The RV uncertainty depends on the S/N, the resolution, and the information in the spectral lines themselves. A spectrum with lots of deep and thin lines (such as in cool and metal-rich stars) will have a much more precise RV than a spectrum with a few shallow and wide lines (such as in hot stars). We can easily estimate the RV uncertainty in the APOGEE spectra by looking at the RV scatter for stars with multiple visits. The histogram of the RV scatter peaks at ~70 m/s (much less than our original survey target of 500 m/s), but it has a long tail at larger scatter. Much of this is due to real variability from stellar binaries. The observed scatter is stored in the VSCATTER parameter for each star, and it is probably the best indicator to use to determine whether a star is a binary (for stars with multiple visits). If VSCATTER > 1 km/s (i.e., much larger than the typical uncertainties), then it is likely a binary. Note, however, that for stars with a single visit, VSCATTER will be set to zero.

## Saved Quantities

The barycentric radial velocities used in combination corrected by the absolute velocity from cross-correlation of the combined spectrum with a synthetic spectrum is stored in VHELIO for each visit spectrum; an estimated error is stored in VERR.
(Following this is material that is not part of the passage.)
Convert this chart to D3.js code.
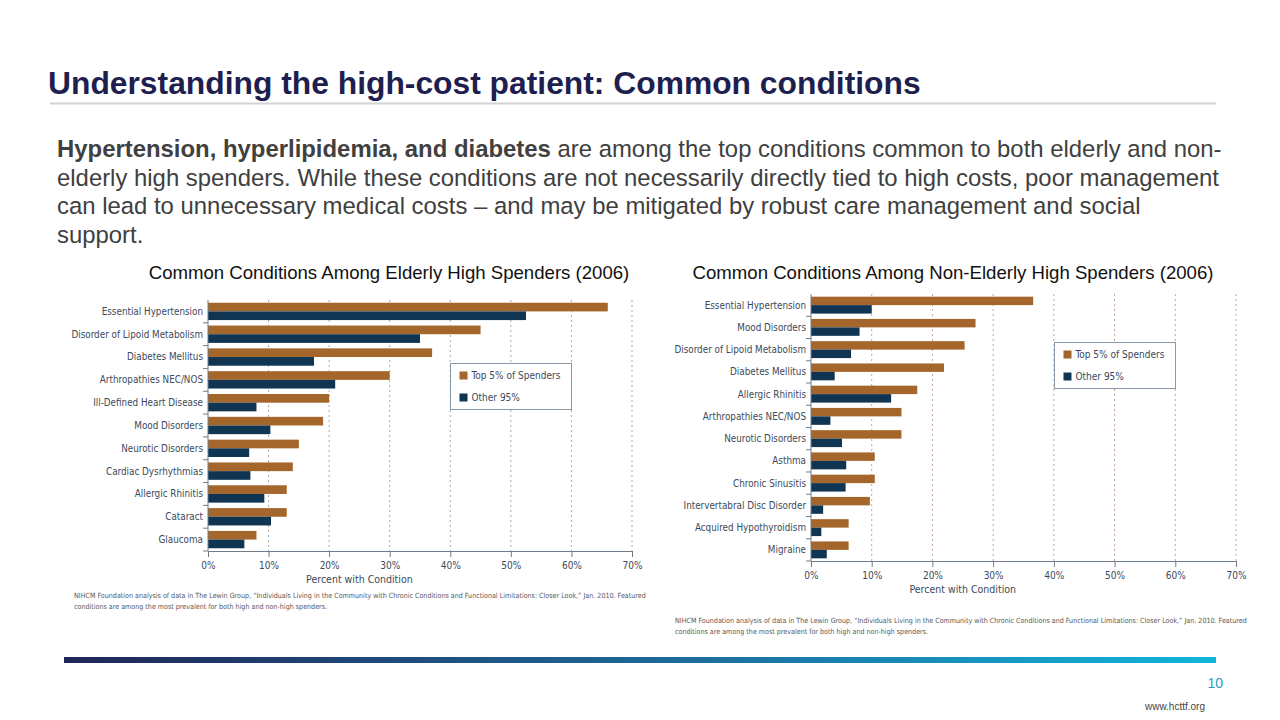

For the combined spectrum, a signal-to-noise weighted average is stored in VHELIO_AVG and the scatter around this average is stored in VSCATTER. The S/N weighted pipeline-reported uncertainty is stored in VERR, and the median visit RV error is stored in VERR_MED. We note, however, that VERR tends to be small and that VSCATTER may represent a better estimate of the true measurement precision.

Analogs of these velocities and multiple scatter/error parameters derived by the final cross-correlation of each visit with the best-fitting synthetic spectrum are stored in SYNTHVHELIO, SYNTHVERR, SYNTHEVHELIO_AVG, SYNTHVERR, and SYNTHVERR_MED, respectively.

The equivalent values derived by cross-correlation of each visit with the combined spectrum are stored in OBSVHELIO, OBSVERR, OBSVHELIO_AVG, OBSVERR, and OBSVERR_MED. The scatter between the two different RV methods is stored in SYNTHSCATTER.